◆ **COLLECTED DATA**
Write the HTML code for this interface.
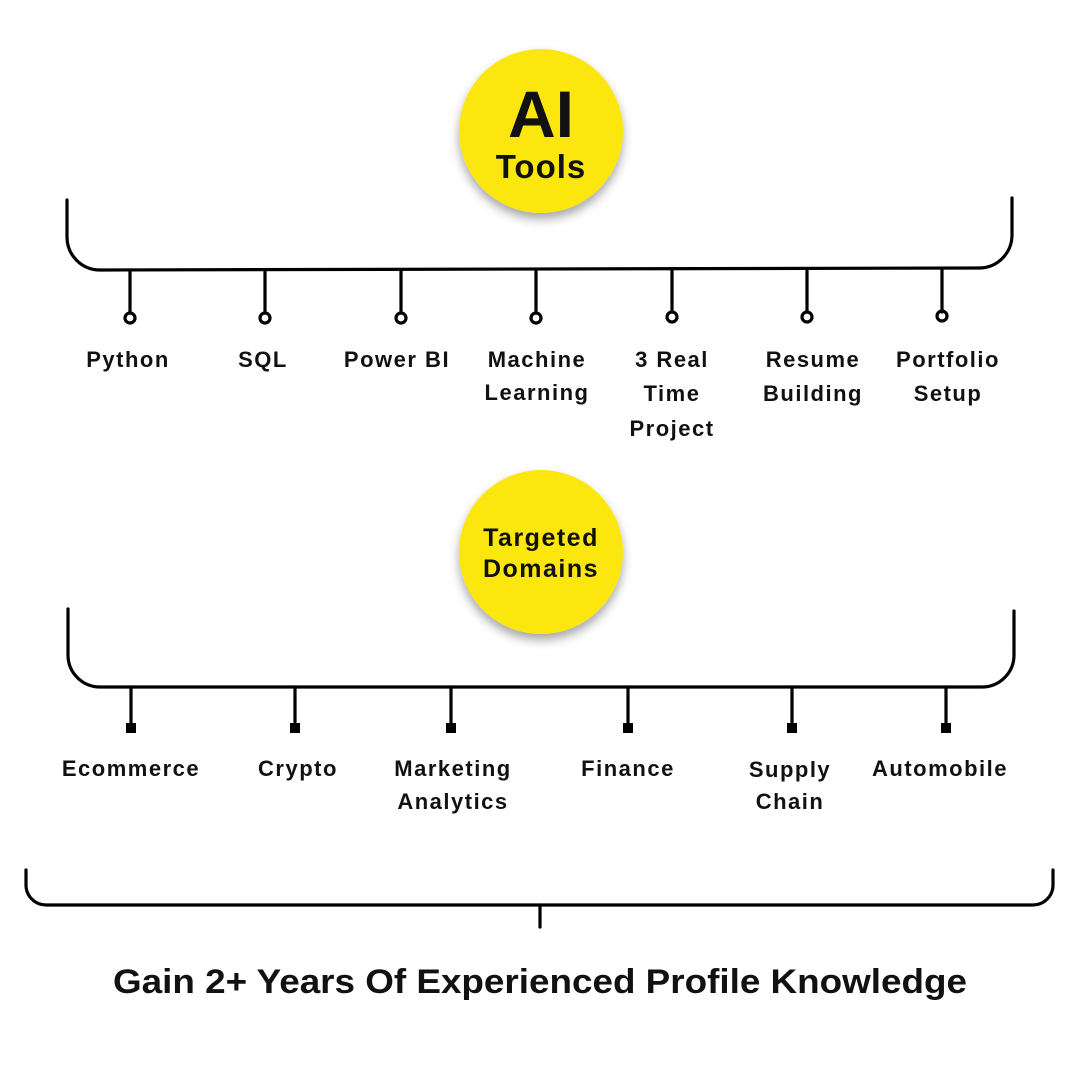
<!DOCTYPE html>
<html><head><meta charset="utf-8"><style>
html,body{margin:0;padding:0;background:#fff;}
svg{display:block;}
text{font-family:"Liberation Sans",sans-serif;font-weight:bold;fill:#111;text-anchor:middle;}
</style></head><body>
<svg width="1080" height="1080" viewBox="0 0 1080 1080" xmlns="http://www.w3.org/2000/svg">
<defs>
<filter id="sh" x="-30%" y="-30%" width="160%" height="160%">
<feDropShadow dx="0" dy="6" stdDeviation="5" flood-color="#000" flood-opacity="0.35"/>
</filter>
</defs>
<g fill="none" stroke="#000" stroke-width="3.2" stroke-linecap="round">
<path d="M67 200 V237 A33 33 0 0 0 100 270 L979 268 A33 33 0 0 0 1012 235 V198"/>
<path d="M130 270 V312 M265 270 V312 M401 270 V312 M536 270 V312 M672 269 V312 M807 269 V312 M942 269 V312"/>
<circle cx="130" cy="318" r="5"/><circle cx="265" cy="318" r="5"/><circle cx="401" cy="318" r="5"/><circle cx="536" cy="318" r="5"/><circle cx="672" cy="317" r="5"/><circle cx="807" cy="317" r="5"/><circle cx="942" cy="316" r="5"/>
<path d="M68 609 V655 A32 32 0 0 0 100 687 L982 687 A32 32 0 0 0 1014 655 V611"/>
<path d="M131 687 V722 M295 687 V722 M451 687 V722 M628 687 V722 M792 687 V722 M946 687 V722"/>
<path d="M26 870 V885 A20 20 0 0 0 46 905 L1033 905 A20 20 0 0 0 1053 885 V870"/>
<path d="M540 905 V927"/>
</g>
<g fill="#000">
<rect x="126" y="723" width="10" height="10"/><rect x="290" y="723" width="10" height="10"/><rect x="446" y="723" width="10" height="10"/><rect x="623" y="723" width="10" height="10"/><rect x="787" y="723" width="10" height="10"/><rect x="941" y="723" width="10" height="10"/>
</g>
<circle cx="541" cy="131" r="82" fill="#fbe60a" filter="url(#sh)"/>
<circle cx="541" cy="552" r="82" fill="#fbe60a" filter="url(#sh)"/>
<text x="541" y="137" style="font-size:66px">AI</text>
<text x="541" y="178" style="font-size:33px;letter-spacing:1px">Tools</text>
<text x="541" y="546" style="font-size:25px;letter-spacing:1.5px">Targeted</text>
<text x="541" y="577" style="font-size:25px;letter-spacing:1.5px">Domains</text>
<g style="font-size:22px;letter-spacing:1.5px">
<text x="128" y="367">Python</text>
<text x="263" y="367">SQL</text>
<text x="397" y="367">Power BI</text>
<text x="537" y="367">Machine</text><text x="537" y="400">Learning</text>
<text x="672" y="367">3 Real</text><text x="672" y="401">Time</text><text x="672" y="436">Project</text>
<text x="813" y="367">Resume</text><text x="813" y="401">Building</text>
<text x="948" y="367">Portfolio</text><text x="948" y="401">Setup</text>
<text x="131" y="776">Ecommerce</text>
<text x="298" y="776">Crypto</text>
<text x="453" y="776">Marketing</text><text x="453" y="809">Analytics</text>
<text x="628" y="776">Finance</text>
<text x="790" y="777">Supply</text><text x="790" y="809">Chain</text>
<text x="940" y="776">Automobile</text>
</g>
<text x="540" y="993" textLength="854" lengthAdjust="spacingAndGlyphs" style="font-size:34px">Gain 2+ Years Of Experienced Profile Knowledge</text>
</svg>
</body></html>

◆ **WRITTEN REQUEST**
Omit any images, then output the listing exactly.

◆ **TASK SOLUTION**
Write the HTML code for this interface.
<!DOCTYPE html>
<html><head><meta charset="utf-8"><style>
html,body{margin:0;padding:0;background:#fff;}
svg{display:block;}
text{font-family:"Liberation Sans",sans-serif;font-weight:bold;fill:#111;text-anchor:middle;}
</style></head><body>
<svg width="1080" height="1080" viewBox="0 0 1080 1080" xmlns="http://www.w3.org/2000/svg">
<defs>
<filter id="sh" x="-30%" y="-30%" width="160%" height="160%">
<feDropShadow dx="0" dy="6" stdDeviation="5" flood-color="#000" flood-opacity="0.35"/>
</filter>
</defs>
<g fill="none" stroke="#000" stroke-width="3.2" stroke-linecap="round">
<path d="M67 200 V237 A33 33 0 0 0 100 270 L979 268 A33 33 0 0 0 1012 235 V198"/>
<path d="M130 270 V312 M265 270 V312 M401 270 V312 M536 270 V312 M672 269 V312 M807 269 V312 M942 269 V312"/>
<circle cx="130" cy="318" r="5"/><circle cx="265" cy="318" r="5"/><circle cx="401" cy="318" r="5"/><circle cx="536" cy="318" r="5"/><circle cx="672" cy="317" r="5"/><circle cx="807" cy="317" r="5"/><circle cx="942" cy="316" r="5"/>
<path d="M68 609 V655 A32 32 0 0 0 100 687 L982 687 A32 32 0 0 0 1014 655 V611"/>
<path d="M131 687 V722 M295 687 V722 M451 687 V722 M628 687 V722 M792 687 V722 M946 687 V722"/>
<path d="M26 870 V885 A20 20 0 0 0 46 905 L1033 905 A20 20 0 0 0 1053 885 V870"/>
<path d="M540 905 V927"/>
</g>
<g fill="#000">
<rect x="126" y="723" width="10" height="10"/><rect x="290" y="723" width="10" height="10"/><rect x="446" y="723" width="10" height="10"/><rect x="623" y="723" width="10" height="10"/><rect x="787" y="723" width="10" height="10"/><rect x="941" y="723" width="10" height="10"/>
</g>
<circle cx="541" cy="131" r="82" fill="#fbe60a" filter="url(#sh)"/>
<circle cx="541" cy="552" r="82" fill="#fbe60a" filter="url(#sh)"/>
<text x="541" y="137" style="font-size:66px">AI</text>
<text x="541" y="178" style="font-size:33px;letter-spacing:1px">Tools</text>
<text x="541" y="546" style="font-size:25px;letter-spacing:1.5px">Targeted</text>
<text x="541" y="577" style="font-size:25px;letter-spacing:1.5px">Domains</text>
<g style="font-size:22px;letter-spacing:1.5px">
<text x="128" y="367">Python</text>
<text x="263" y="367">SQL</text>
<text x="397" y="367">Power BI</text>
<text x="537" y="367">Machine</text><text x="537" y="400">Learning</text>
<text x="672" y="367">3 Real</text><text x="672" y="401">Time</text><text x="672" y="436">Project</text>
<text x="813" y="367">Resume</text><text x="813" y="401">Building</text>
<text x="948" y="367">Portfolio</text><text x="948" y="401">Setup</text>
<text x="131" y="776">Ecommerce</text>
<text x="298" y="776">Crypto</text>
<text x="453" y="776">Marketing</text><text x="453" y="809">Analytics</text>
<text x="628" y="776">Finance</text>
<text x="790" y="777">Supply</text><text x="790" y="809">Chain</text>
<text x="940" y="776">Automobile</text>
</g>
<text x="540" y="993" textLength="854" lengthAdjust="spacingAndGlyphs" style="font-size:34px">Gain 2+ Years Of Experienced Profile Knowledge</text>
</svg>
</body></html>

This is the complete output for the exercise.